Monday, May 29, 2017

How is Walter Mitty jarred out of his first daydream?

Thurber's short story "The Secret Life of Walter Mitty" was originally published in The New Yorker in March 1939. The story follows Walter and his wife on a normal day as the couple runs typical errands. Walter's daydreams are his way of escaping the humdrum events of the day. Each daydream coalesces events going around him with a more exciting version of himself.
His first daydream begins this pattern. In the daydream, he is driving a hydroplane instead of his car; the audience is introduced to him as a Commander wearing "his full-dress uniform, with the heavily braided white cap pulled down rakishly over one cold gray eye." He is jarred from his dream by the sound of his wife's voice criticizing his driving, “Not so fast! You’re driving too fast!” said Mrs. Mitty. “What are you driving so fast for?” Instantly we meet the real Walter Mitty: a husband on his way to Waterbury with his demanding wife.
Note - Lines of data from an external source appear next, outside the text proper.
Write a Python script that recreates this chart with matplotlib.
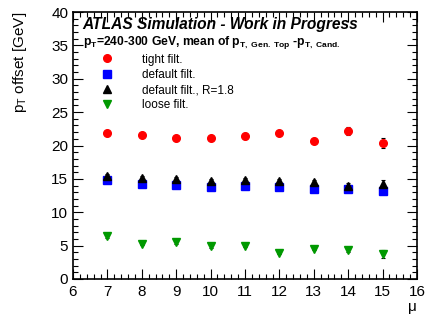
import matplotlib
matplotlib.use("Agg")
import matplotlib.pyplot as plt
from matplotlib.ticker import MultipleLocator
from matplotlib.lines import Line2D

plt.rcParams["font.family"] = ["Liberation Sans", "DejaVu Sans"]
plt.rcParams["mathtext.fontset"] = "custom"
plt.rcParams["mathtext.rm"] = "Liberation Sans"
plt.rcParams["mathtext.it"] = "Liberation Sans:italic"
plt.rcParams["mathtext.bf"] = "Liberation Sans:bold"

mu = [7, 8, 9, 10, 11, 12, 13, 14, 15]
tight = [21.8, 21.5, 21.1, 21.1, 21.4, 21.9, 20.7, 22.1, 20.4]
tight_err = [0.3, 0.3, 0.3, 0.3, 0.5, 0.3, 0.4, 0.6, 0.7]
default = [14.9, 14.2, 14.1, 13.8, 14.0, 13.8, 13.5, 13.5, 13.2]
default_err = [0.3, 0.3, 0.3, 0.3, 0.3, 0.3, 0.3, 0.4, 0.5]
default_r18 = [15.5, 15.1, 15.0, 14.7, 14.9, 14.7, 14.6, 14.0, 14.2]
default_r18_err = [0.3, 0.3, 0.3, 0.3, 0.3, 0.3, 0.3, 0.4, 0.6]
loose = [6.4, 5.3, 5.5, 4.9, 5.0, 3.9, 4.5, 4.3, 3.7]
loose_err = [0.2, 0.2, 0.2, 0.2, 0.2, 0.2, 0.2, 0.3, 0.6]

fig = plt.figure(figsize=(4.27, 3.22), dpi=100)
ax = fig.add_axes([73 / 427, 1 - 279 / 322, 344 / 427, 267 / 322])

series = [
    (tight, tight_err, "o", "#ff0000", "tight filt."),
    (default, default_err, "s", "#0000ff", "default filt."),
    (default_r18, default_r18_err, "^", "black", "default filt., R=1.8"),
    (loose, loose_err, "v", "#009900", "loose filt."),
]
handles = []
for vals, err, m, c, lab in series:
    ax.errorbar(mu, vals, yerr=err, fmt=m, color=c, ms=5.5, ecolor="black",
                elinewidth=0.8, capsize=1.5, capthick=0.8)
    handles.append(Line2D([], [], ls="none", marker=m, color=c, ms=5.5, label=lab))

ax.set_xlim(6, 16)
ax.set_ylim(0, 40)
ax.xaxis.set_major_locator(MultipleLocator(1))
ax.xaxis.set_minor_locator(MultipleLocator(0.2))
ax.yaxis.set_major_locator(MultipleLocator(5))
ax.yaxis.set_minor_locator(MultipleLocator(1))
ax.tick_params(which="both", direction="in", top=True, right=True, labelsize=11)
ax.tick_params(which="major", length=7, width=0.8)
ax.tick_params(which="minor", length=3.5, width=0.8)
ax.tick_params(axis="x", pad=4)
for s in ax.spines.values():
    s.set_linewidth(1.2)

ax.set_xlabel("μ", fontsize=11, loc="right", labelpad=1)
ax.set_ylabel(r"p$_\mathregular{T}$ offset [GeV]", fontsize=11, loc="top", labelpad=16)

ax.text(0.028, 0.955, "ATLAS Simulation - Work in Progress", transform=ax.transAxes,
        fontsize=11.2, fontweight="bold", fontstyle="italic", va="center")
ax.text(0.028, 0.885,
        r"$\mathbf{p_{T}}$=240-300 GeV, mean of $\mathbf{p_{T,\ Gen.\ Top}}$ -$\mathbf{p_{T,\ Cand.}}$",
        transform=ax.transAxes, fontsize=8.7, fontweight="bold", va="center")

ax.legend(handles=handles, loc="upper left", bbox_to_anchor=(0.06, 0.862), frameon=False,
          fontsize=8.5, handletextpad=2.2, labelspacing=0.28, borderaxespad=0,
          handlelength=1.5)

fig.savefig("out.png", dpi=100)
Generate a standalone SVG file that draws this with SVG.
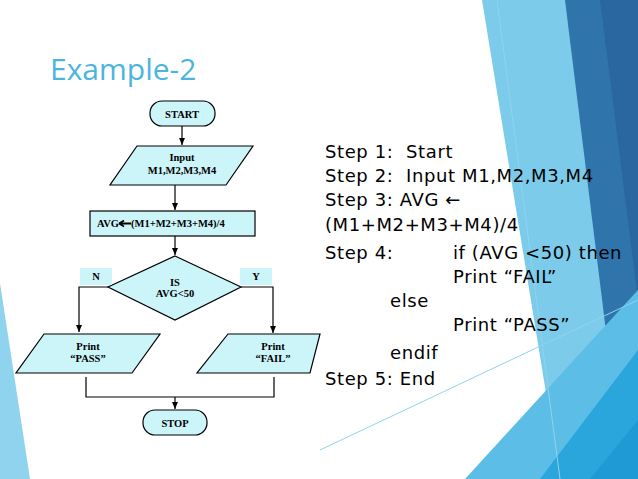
<svg xmlns="http://www.w3.org/2000/svg" width="638" height="479" viewBox="0 0 638 479">
<style>
.sh{fill:#ccf5fa;stroke:#000;stroke-width:1.2}
.ft{font-family:"Liberation Serif",serif;font-weight:bold;font-size:10.5px;text-anchor:middle;fill:#000}
.st{font-family:"DejaVu Sans",sans-serif;font-size:18px;letter-spacing:0.6px;fill:#000;white-space:pre}
.ln{fill:none;stroke:#000;stroke-width:1.2}
</style>
<defs><marker id="a" markerWidth="8" markerHeight="8" refX="7" refY="4" orient="auto" markerUnits="userSpaceOnUse"><path d="M0,1 L7,4 L0,7z" fill="#000"/></marker></defs>
<rect width="638" height="479" fill="#fff"/>
<g id="decor">
<polygon points="0,283 30,479 0,479" fill="#8fd3ef"/>
<polygon points="482,0 638,0 638,479 560,479" fill="#7ccbeb"/>
<polygon points="565,0 638,0 638,430 612,380" fill="#2f74ab"/>
<polygon points="600,0 638,0 638,300" fill="#2a67a0"/>
<polygon points="465,479 638,290 638,479" fill="#5cbde6"/>
<polygon points="540,479 638,350 638,479" fill="#2aa6dc"/>
<polygon points="590,479 638,420 638,479" fill="#1f9ad4"/>
<line x1="497" y1="0" x2="560" y2="479" stroke="#8fd3ef" stroke-width="1"/>
<line x1="320" y1="450" x2="638" y2="300" stroke="#8fd3ef" stroke-width="1"/>
</g>
<text x="50" y="80" font-family="Open Sans,DejaVu Sans,sans-serif" font-size="30" fill="#4db5dc">Example-2</text>
<g id="connectors">
<line class="ln" x1="182" y1="126" x2="182" y2="145" marker-end="url(#a)"/>
<line class="ln" x1="175" y1="185" x2="175" y2="210" marker-end="url(#a)"/>
<line class="ln" x1="175" y1="236" x2="175" y2="255" marker-end="url(#a)"/>
<polyline class="ln" points="109,287 79,287 79,332" marker-end="url(#a)"/>
<polyline class="ln" points="241,287 273,287 273,333" marker-end="url(#a)"/>
<polyline class="ln" points="86,377 86,397 274,397 274,377"/>
<line class="ln" x1="175" y1="397" x2="175" y2="409" marker-end="url(#a)"/>
</g>
<g id="start"><rect class="sh" x="150" y="101" width="65" height="25" rx="12"/><text class="ft" x="182" y="118">START</text></g>
<g id="input"><polygon class="sh" points="137,146 253,146 226,185 110,185"/><text class="ft" x="182" y="161">Input</text><text class="ft" x="182" y="174">M1,M2,M3,M4</text></g>
<g id="avg"><rect class="sh" x="90" y="211" width="165" height="25"/><text class="ft" x="97" y="227" style="text-anchor:start">AVG</text><path d="M119,223.5 H131 M119,223.5 L124,220.5 M119,223.5 L124,226.5" stroke="#000" stroke-width="1.8" fill="none"/><text class="ft" x="131" y="227" style="text-anchor:start">(M1+M2+M3+M4)/4</text></g>
<g id="decision"><polygon class="sh" points="175,256 241,287 175,320 108,287"/><text class="ft" x="175" y="286">IS</text><text class="ft" x="175" y="297">AVG&lt;50</text></g>
<g id="n"><rect x="80" y="268" width="32" height="17" fill="#ccf5fa"/><text class="ft" x="96" y="280">N</text></g>
<g id="y"><rect x="240" y="268" width="32" height="17" fill="#ccf5fa"/><text class="ft" x="256" y="280">Y</text></g>
<g id="pass"><polygon class="sh" points="44,334 160,334 132,373 16,373"/><text class="ft" x="88" y="350">Print</text><text class="ft" x="88" y="362">“PASS”</text></g>
<g id="fail"><polygon class="sh" points="228,334 320,334 310,373 197,373"/><text class="ft" x="273" y="350">Print</text><text class="ft" x="273" y="362">“FAIL”</text></g>
<g id="stop"><rect class="sh" x="143" y="410" width="64" height="25" rx="12"/><text class="ft" x="175" y="427">STOP</text></g>
<g id="steps">
<text class="st" x="325" y="158" xml:space="preserve">Step 1:  Start</text>
<text class="st" x="325" y="182" xml:space="preserve">Step 2:  Input M1,M2,M3,M4</text>
<text class="st" x="325" y="206" xml:space="preserve">Step 3: AVG ←</text>
<text class="st" x="325" y="231">(M1+M2+M3+M4)/4</text>
<text class="st" x="325" y="259">Step 4:</text>
<text class="st" x="453" y="259">if (AVG &lt;50) then</text>
<text class="st" x="453" y="283">Print “FAIL”</text>
<text class="st" x="390" y="307">else</text>
<text class="st" x="453" y="331">Print “PASS”</text>
<text class="st" x="390" y="359">endif</text>
<text class="st" x="325" y="385">Step 5: End</text>
</g>
</svg>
Each dream gives us a glimpse of the life Mitty wants, but just like his real day-to-day life he's unable to fully achieve it.
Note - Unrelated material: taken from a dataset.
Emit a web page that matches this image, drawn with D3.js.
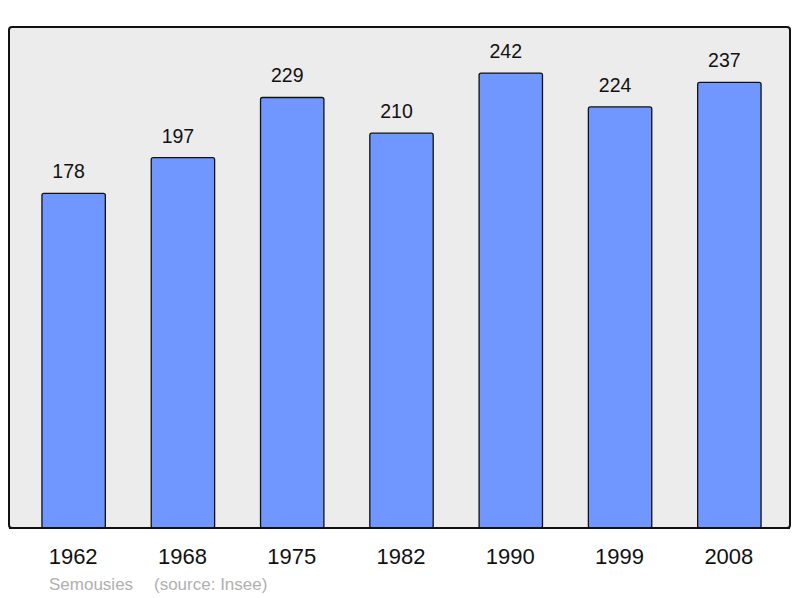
<!DOCTYPE html>
<html>
<head>
<meta charset="utf-8">
<style>
  body { margin: 0; background: #fff; }
  text { font-family: "Liberation Sans", Arial, sans-serif; }
</style>
</head>
<body>
<script src="https://cdn.jsdelivr.net/npm/d3@7/dist/d3.min.js"></script>
<script>
var years = ["1962", "1968", "1975", "1982", "1990", "1999", "2008"];
var population = [178, 197, 229, 210, 242, 224, 237];
var place = "Semousies";
var source = "(source: Insee)";

var width = 800, height = 598;
var svg = d3.select("body").append("svg")
    .attr("width", width)
    .attr("height", height);

// fond du graphique
svg.append("rect")
    .attr("x", 9).attr("y", 27)
    .attr("width", 781).attr("height", 501)
    .attr("rx", 3)
    .style("fill", "#ececec")
    .style("stroke", "#111")
    .style("stroke-width", 2);

var x = d3.scaleBand()
    .domain(years)
    .range([19, 784])
    .paddingInner(0.42)
    .paddingOuter(0.21);

var y = d3.scaleLinear()
    .domain([0, 266.5])
    .range([528, 27]);

var data = years.map(function (d, i) { return { year: d, value: population[i] }; });

svg.selectAll(".bar")
    .data(data)
    .enter()
    .append("rect")
    .attr("class", "bar")
    .attr("x", d => x(d.year))
    .attr("y", d => y(d.value))
    .attr("width", x.bandwidth())
    .attr("height", d => y(0) - y(d.value))
    .attr("rx", 2)
    .style("fill", "#7096ff")
    .style("stroke", "#111")
    .style("stroke-width", 1.3);

svg.selectAll(".val")
    .data(data)
    .enter()
    .append("text")
    .attr("class", "val")
    .attr("x", d => x(d.year) + x.bandwidth() / 2 - 5)
    .attr("y", d => y(d.value) - 15)
    .attr("text-anchor", "middle")
    .style("font-size", "19.5px")
    .style("fill", "#111")
    .text(d => d.value);

// bordure du bas par-dessus les barres
svg.append("line")
    .attr("x1", 9).attr("x2", 790)
    .attr("y1", 528).attr("y2", 528)
    .style("stroke", "#111")
    .style("stroke-width", 2);

svg.selectAll(".year")
    .data(years)
    .enter()
    .append("text")
    .attr("class", "year")
    .attr("x", d => x(d) + x.bandwidth() / 2 - 0.5)
    .attr("y", 564)
    .attr("text-anchor", "middle")
    .style("font-size", "22px")
    .style("fill", "#111")
    .text(d => d);

svg.append("text")
    .attr("x", 49).attr("y", 590)
    .style("font-size", "17px")
    .style("fill", "#b0b0b0")
    .text(place);

svg.append("text")
    .attr("x", 154).attr("y", 590)
    .style("font-size", "17px")
    .style("fill", "#b0b0b0")
    .text(source);
</script>
</body>
</html>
"The Secret Life of Walter Mitty" is a very famous short story by James Thurber, first published in the year 1939. The story follows the titular character, Walter Mitty, as he goes through a very mundane day of driving and errands with his wife and daydreams about extraordinary situations in order to escape from his unsatisfying, humdrum life.
The story actually starts out directly in the middle of one of Walter's day dreams, where he imagines that he's a commander about to steer his "huge, hurtling eight-engined Navy hydroplane" through a hurricane, with his crew is cheering him on. As it turns out, in real life Walter is driving his car with his wife, Mrs. Mitty, in the passenger seat. It seems that Walter's imagination has had an impact on his driving, and Mrs. Mitty jars him out his daydream by yelling, "Not so fast! You're driving too fast!"